Eldest daughter and I planned to have a stall each at a car boot in November. We are boot sale/charity shop/junk garage aficionados, thus we have a lot of suitable stuff to shift. Don’t get me wrong – we utilise a lot of our purchases but we have small houses and gardens so we have to get rid of some in order to make space for more. Our lives would be otherwise meaningless if we couldn’t seek a bargain. This ethos doesn’t run in the family: youngest daughter (a metropolitan type) claims ‘your houses are full of ‘stuff’. True. Father once mentioned that the garden looked like Steptoe’s yard. Not true. Mother is a closet bargain-seeker. She only chose her hairdresser because it’s two shops down from Julia’s House (which is an up-market charity shop).

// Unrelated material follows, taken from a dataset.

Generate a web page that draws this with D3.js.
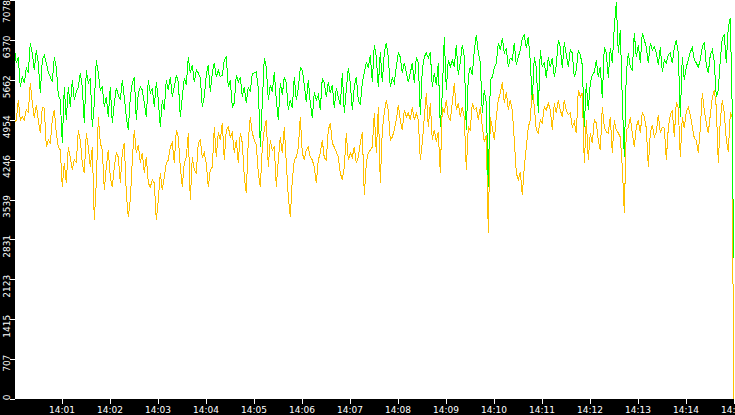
<!DOCTYPE html>
<html>
<head>
<meta charset="utf-8">
<script src="https://cdn.jsdelivr.net/npm/d3@7"></script>
<style>
html,body{margin:0;padding:0;background:#000;}
svg{display:block;}
</style>
</head>
<body>
<svg id="chart" width="735" height="415"></svg>
<script>
// ---- data ----
const startTime = new Date(2024, 0, 1, 14, 0, 1);   // first sample
const stepMs = 2500;                                // sample interval
const endTime = new Date(2024, 0, 1, 14, 15, 0);    // last sample
const domainStart = new Date(2024, 0, 1, 14, 0, 0);

const greenValues = [
6244,5960,6067,5535,5712,5606,5872,5783,6315,6138,
5836,6191,5960,5428,6014,6102,5960,5801,5712,5623,
6067,5889,5393,5304,4541,5535,4949,5535,5180,5659,
5304,5446,5535,5783,5535,4896,5836,5606,5694,4825,
5251,6014,5783,5481,5535,5180,5357,5002,5535,4896,
5251,5517,5393,5304,5659,5357,5002,4772,5357,5606,
5712,4949,5428,5535,5481,5251,5002,5659,5428,5517,
5180,5623,5304,4825,5304,5127,5659,5481,5712,5357,
5535,5747,5623,5002,5357,5694,5570,6067,5783,5925,
5623,5836,5783,5694,5180,5357,5747,5925,5446,5783,
5960,5712,5836,5712,5747,6014,6067,5535,5659,5180,
5251,5747,5623,5712,5357,5535,5251,5535,5446,5783,
5783,5801,5517,4470,5251,6049,5889,5304,5570,5446,
5801,5304,4949,5606,5393,5712,5606,5127,5304,5162,
5712,5304,5517,5872,5836,5570,5269,5659,5251,4985,
5446,5304,5393,5127,5694,5606,5357,5623,5428,5570,
5162,5517,5357,5215,5783,5073,5481,5872,5606,5127,
5535,5712,5304,5215,5606,5783,5978,5872,6102,5623,
6280,6067,5535,6156,5623,6138,6315,6067,5535,5694,
5606,5889,6138,6067,5783,5960,5801,5623,5783,5960,
5606,6067,5960,5038,5836,6067,6138,6049,6156,5535,
5783,5570,5960,4825,5428,6422,5481,6014,5889,6014,
5889,6280,5747,5978,6280,6067,4772,5712,5889,5747,
6191,6457,6156,5960,5073,5481,5251,3761,5659,5712,
5872,5960,6315,6191,6404,6138,6226,5889,6049,6014,
6315,5925,6067,6191,6404,6457,6226,6422,5978,5304,
6067,5889,5073,6191,5889,5978,5694,6067,5889,6049,
5712,5925,6368,6244,5872,6333,6102,5889,6191,6138,
5712,5836,6191,6102,5925,4825,5606,5127,5606,5747,
5801,6014,5712,5889,5339,6244,6138,5694,6226,5960,
6599,7043,6138,6546,5304,4293,5783,6138,5889,5836,
6493,6067,6280,5960,6493,
6368,6244,5960,6315,6191,6244,6138,5925,6244,5801,
6014,5960,6102,6138,5960,6226,6368,6138,5002,6067,
5659,5889,6014,6156,6226,6014,5960,5889,6014,6244,
6333,5925,5783,6102,6191,5978,5357,5481,6014,6404,
6457,5960,6599,6759,5073,
2501
];

const orangeValues = [
4896,4949,5304,4949,5002,4949,5127,5091,5606,5251,
4985,5215,4949,4719,5180,5162,4470,4594,4541,4949,
5127,4719,4470,4417,3761,4186,3832,4470,4293,4062,
4240,4204,4772,4594,4186,4009,4719,4470,4115,4470,
3175,3832,5002,4541,4417,3707,4115,4417,3938,3761,
4115,4364,4293,3832,4364,4541,3654,3228,3530,4240,
4772,4364,4506,4186,4364,4009,4293,3832,3761,3885,
3832,3175,3530,4009,3707,3938,4186,4240,4470,4541,
4186,4772,4648,4115,3761,4186,4293,4719,3530,4293,
4062,4009,4541,4594,4293,4364,4186,3761,4062,4115,
4825,4293,4736,4594,4896,4240,4772,4825,4648,4719,
4364,4594,4186,4719,4541,3938,3654,4594,5002,4719,
4594,4506,4009,3761,4470,4772,4949,4115,4594,4417,
4470,3761,4240,4648,4364,4825,4186,3583,3228,3885,
4240,4293,4452,5002,4364,4240,4417,4470,4293,4240,
4115,3832,4240,4364,4594,4275,4240,4772,4896,4541,
4470,4382,4293,4009,3885,4115,4719,4240,4364,4293,
4470,4186,4293,4541,4736,3619,4186,4364,4417,4470,
5073,4364,5180,3832,4772,5073,5304,5127,4594,4648,
4772,4949,5215,4949,4772,5127,5002,5073,4949,5180,
4949,5073,4949,4240,4541,5002,5428,4825,5251,4594,
4772,4559,4736,4009,5180,5073,5304,5002,4949,5251,
5606,5127,5251,5002,5180,5002,4062,4825,4772,5251,
5127,5162,4949,5180,4825,4559,4683,2945,5002,4825,
4594,5002,5304,5428,5623,5251,5446,5127,5304,5127,
4594,4009,3885,4027,3619,4115,4470,4825,4949,5535,
5180,4772,4719,4949,4896,5180,5127,5251,5127,4772,
5251,5073,5304,5127,5002,5304,5127,5038,5073,4825,
4914,4719,5481,5357,5428,4186,4949,4240,4719,4541,
4949,4896,4594,4417,5180,4825,4736,4719,5002,4364,
4949,4772,4719,4648,4115,3299,4772,4807,5002,4719,
4470,4825,4949,4719,5091,
5002,4807,4115,4719,4860,4648,4736,5038,4719,4825,
4807,4240,4807,5038,5127,4648,5269,5162,4293,5002,
4807,5091,5180,5038,4825,4630,4594,4364,4807,5428,
5127,4896,4719,5038,5339,5481,5180,4186,4949,5304,
5073,4594,4382,5073,5002,
0
];

const yTickValues = [0, 707, 1415, 2123, 2831, 3539, 4246, 4954, 5662, 6370, 7078];
const yMax = 7078;
const xTickLabels = ["14:01","14:02","14:03","14:04","14:05","14:06","14:07","14:08",
                     "14:09","14:10","14:11","14:12","14:13","14:14","14:15"];

// ---- build ----
const n = greenValues.length;
const times = d3.range(n).map(i => i === n - 1 ? endTime : new Date(startTime.getTime() + i * stepMs));
const greenData = times.map((t, i) => ({t, v: greenValues[i]}));
const orangeData = times.map((t, i) => ({t, v: orangeValues[i]}));

const W = 735, H = 415;
const plot = {left: 15, top: 0, right: 735, bottom: 399};

const svg = d3.select("#chart");
const x = d3.scaleTime().domain([domainStart, endTime]).range([13.5, 733.5]);
const y = d3.scaleLinear().domain([0, yMax]).range([plot.bottom, plot.top]);

svg.append("rect").attr("x", 0).attr("y", 0).attr("width", W).attr("height", H).attr("fill", "#000");
svg.append("rect").attr("x", plot.left).attr("y", plot.top)
  .attr("width", plot.right - plot.left).attr("height", plot.bottom - plot.top).attr("fill", "#fff");

svg.append("clipPath").attr("id", "clip").append("rect")
  .attr("x", plot.left).attr("y", plot.top)
  .attr("width", plot.right - plot.left).attr("height", plot.bottom - plot.top);

const line = d3.line().x(d => x(d.t)).y(d => y(d.v));
const g = svg.append("g").attr("clip-path", "url(#clip)");
g.append("path").datum(orangeData).attr("d", line)
  .attr("fill", "none").attr("stroke", "#ffc000").attr("stroke-width", 1)
  .attr("shape-rendering", "crispEdges");
g.append("path").datum(greenData).attr("d", line)
  .attr("fill", "none").attr("stroke", "#00ff00").attr("stroke-width", 1)
  .attr("shape-rendering", "crispEdges");

// y axis
const yAxis = d3.axisLeft(y).tickValues(yTickValues).tickSize(5).tickFormat(d3.format("d"));
const ya = svg.append("g").attr("transform", `translate(${plot.left},0)`).call(yAxis);
ya.select(".domain").remove();
ya.selectAll(".tick line").attr("stroke", "#fff").attr("shape-rendering", "crispEdges");
ya.selectAll(".tick text")
  .attr("fill", "#fff")
  .attr("font-family", "DejaVu Sans")
  .attr("font-size", 9)
  .attr("text-anchor", "end")
  .attr("dy", null)
  .attr("x", null)
  .attr("transform", d => {
    const yy = y(d);
    const shift = Math.max(-5, -yy - 0.5);   // keep the topmost label inside the picture
    return `translate(-5,${shift}) rotate(-90)`;
  });

// x axis
const parse = d3.timeParse("%H:%M");
const xTicks = xTickLabels.map(s => {
  const p = parse(s);
  return new Date(2024, 0, 1, p.getHours(), p.getMinutes(), 0);
});
const xAxis = d3.axisBottom(x).tickValues(xTicks).tickSize(5).tickFormat(d3.timeFormat("%H:%M"));
const xa = svg.append("g").attr("transform", `translate(0,${plot.bottom})`).call(xAxis);
xa.select(".domain").remove();
xa.selectAll(".tick line").attr("stroke", "#fff").attr("shape-rendering", "crispEdges");
xa.selectAll(".tick text")
  .attr("fill", "#fff")
  .attr("font-family", "DejaVu Sans")
  .attr("font-size", 9)
  .attr("y", 14)
  .attr("dy", null);
</script>
</body>
</html>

So, we have all this ‘stuff’ but our aim was to add more interesting things to our junk: which is to say, all our craftwork, including mother’s patchwork goods, that we haven’t managed to palm off on unsuspecting friends. Anyway, November came and went without any action due to a combination of wet weather and competing commitments. The first Saturday in December seemed a good idea as folk would be in the Christmas spending mood. However, daughter number one had to go to work so the first piece of bad news was that I had to venture forward alone.

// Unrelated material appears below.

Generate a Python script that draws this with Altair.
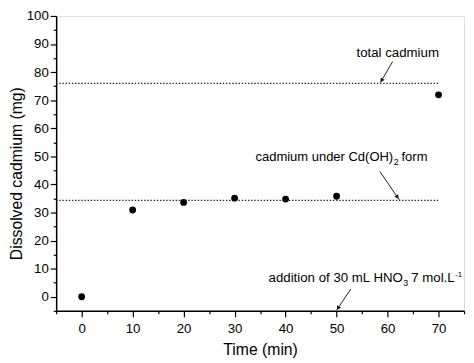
import altair as alt
import pandas as pd

# ---- data ----
time_min = [0, 10, 20, 30, 40, 50, 70]
cadmium_mg = [0.0, 30.9, 33.6, 35.1, 34.8, 35.8, 71.9]

x_major = [0, 10, 20, 30, 40, 50, 60, 70]
x_minor = [-5, 5, 15, 25, 35, 45, 55, 65, 75]
y_major = [0, 10, 20, 30, 40, 50, 60, 70, 80, 90, 100]
y_minor = [-5, 5, 15, 25, 35, 45, 55, 65, 75, 85, 95]

ref_levels = [76.0, 34.3]
ref_x_start = [-5, -5]
ref_x_end = [70, 70]

# arrows (data coordinates): start -> tip
arrow_x1 = [61.0, 58.5, 52.8]
arrow_y1 = [83.8, 44.6, 2.8]
arrow_x2 = [58.6, 62.3, 50.0]
arrow_y2 = [76.3, 34.5, -4.8]
arrow_angle = [211, 147, 214]

# annotation text pieces
txt_x = [53.9, 61.1, 61.1, 61.1, 63.0, 63.0, 63.0, 63.0]
txt_y = [85.5, 48.5, 48.5, 48.5, 5.2, 5.2, 5.2, 5.2]
txt = ["total cadmium", "cadmium under Cd(OH)", "2", "form",
       "addition of 30 mL HNO", "3", "7 mol.L", "-1"]
txt_align = ["left", "right", "left", "left", "right", "left", "left", "left"]
txt_dx = [0, 0, 0.5, 8.5, 0, 0.5, 8.5, 53.3]
txt_dy = [0, 0, 4, 0, 0, 4, 0, -5]
txt_size = [13.5, 13.2, 9, 13.2, 13.5, 9, 13.5, 8]

FONT = "Liberation Sans"
XD = [-5, 75]
YD = [-5, 100]
W, H = 415, 300

pts = pd.DataFrame({"t": time_min, "cd": cadmium_mg})
refs = pd.DataFrame({"x": ref_x_start, "x2": ref_x_end, "y": ref_levels})
arr = pd.DataFrame({"x": arrow_x1, "y": arrow_y1, "x2": arrow_x2, "y2": arrow_y2,
                    "ang": arrow_angle})
arr["hx"] = arr["x2"] - 0.1 * (arr["x2"] - arr["x"])
arr["hy"] = arr["y2"] - 0.1 * (arr["y2"] - arr["y"])

xs = alt.Scale(domain=XD, nice=False, zero=False)
ys = alt.Scale(domain=YD, nice=False, zero=False)

points = alt.Chart(pts).mark_point(filled=True, color="black", size=48, opacity=1).encode(
    x=alt.X("t:Q", scale=xs, axis=alt.Axis(
        orient="bottom", values=x_major, tickSize=6, tickWidth=1.2, tickColor="black",
        domainColor="black", domainWidth=1.5, labelFont=FONT, labelFontSize=13.5,
        labelColor="black", labelPadding=5, grid=False, title="Time (min)",
        titleFont=FONT, titleFontSize=16, titleFontWeight="normal", titleColor="black",
        titleY=44, titleBaseline="alphabetic", titleX=W / 2, titleAlign="center")),
    y=alt.Y("cd:Q", scale=ys, axis=alt.Axis(
        orient="left", values=y_major, tickSize=6, tickWidth=1.2, tickColor="black",
        domainColor="black", domainWidth=1.5, labelFont=FONT, labelFontSize=13.5,
        labelColor="black", labelPadding=2, grid=False, title="Dissolved cadmium (mg)",
        titleFont=FONT, titleFontSize=16, titleFontWeight="normal", titleColor="black",
        titleAngle=270, titleX=-40, titleY=160, titleAlign="center",
        titleBaseline="middle")),
)

minor = alt.Chart(pts).mark_point(opacity=0).encode(
    x=alt.X("t:Q", scale=xs, axis=alt.Axis(
        orient="bottom", values=x_minor, tickSize=3, tickWidth=1.2, tickColor="black",
        labels=False, domain=False, grid=False, title=None)),
    y=alt.Y("cd:Q", scale=ys, axis=alt.Axis(
        orient="left", values=y_minor, tickSize=3, tickWidth=1.2, tickColor="black",
        labels=False, domain=False, grid=False, title=None)),
)

lines = alt.Chart(refs).mark_rule(color="#222222", strokeWidth=1.2, strokeDash=[1.4, 1.8]).encode(
    x=alt.X("x:Q", scale=xs, axis=None), x2="x2:Q",
    y=alt.Y("y:Q", scale=ys, axis=None),
)

arrows = alt.Chart(arr).mark_rule(color="#222222", strokeWidth=1).encode(
    x=alt.X("x:Q", scale=xs, axis=None), x2="x2:Q",
    y=alt.Y("y:Q", scale=ys, axis=None), y2="y2:Q",
)

heads = alt.Chart(arr).mark_point(shape="triangle-up", filled=True, color="#111111",
                                  size=22, opacity=1).encode(
    x=alt.X("hx:Q", scale=xs, axis=None),
    y=alt.Y("hy:Q", scale=ys, axis=None),
    angle=alt.Angle("ang:Q", scale=None),
)

text_layers = []
for i in range(len(txt)):
    d = pd.DataFrame({"x": [txt_x[i]], "y": [txt_y[i]], "t": [txt[i]]})
    text_layers.append(
        alt.Chart(d).mark_text(font=FONT, fontSize=txt_size[i], align=txt_align[i],
                               baseline="alphabetic", dx=txt_dx[i], dy=txt_dy[i],
                               color="black").encode(
            x=alt.X("x:Q", scale=xs, axis=None),
            y=alt.Y("y:Q", scale=ys, axis=None),
            text="t:N",
        )
    )

chart = alt.layer(lines, arrows, heads, *text_layers, points, minor).resolve_axis(
    x="independent", y="independent"
).properties(
    width=W, height=H,
    autosize=alt.AutoSizeParams(type="none"),
    padding={"left": 49, "top": 5, "right": 2, "bottom": 50},
).configure_view(stroke="black", strokeWidth=1.5).configure(background="white")

chart.save("out.html", embed_options={"renderer": "svg", "actions": False})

The alarm goes off at 5.15am. Having previously telephoned Wimborne Market, I learned that traders start queuing for a stall at 6.45 so I have to allow time to acclimatise to the still pitch blackness of a December morning. As I’m driving through the silent streets, willing myself to be positive, and spending all that lovely forthcoming cash in my mind, I wonder whether I’ll be first in the queue. Arriving at 6.40am I am directed to the back of a line of folk who surely must have been there all night. And here I sit for 45 minutes. What seemed to have been a relatively mild start i.e. not necessary to scrape the windscreen, the car becomes icy in a short space of time. The die-hard regulars further down the line have left their cars and vans to walk their bored dogs around the block and converse with a huge amount of jollity.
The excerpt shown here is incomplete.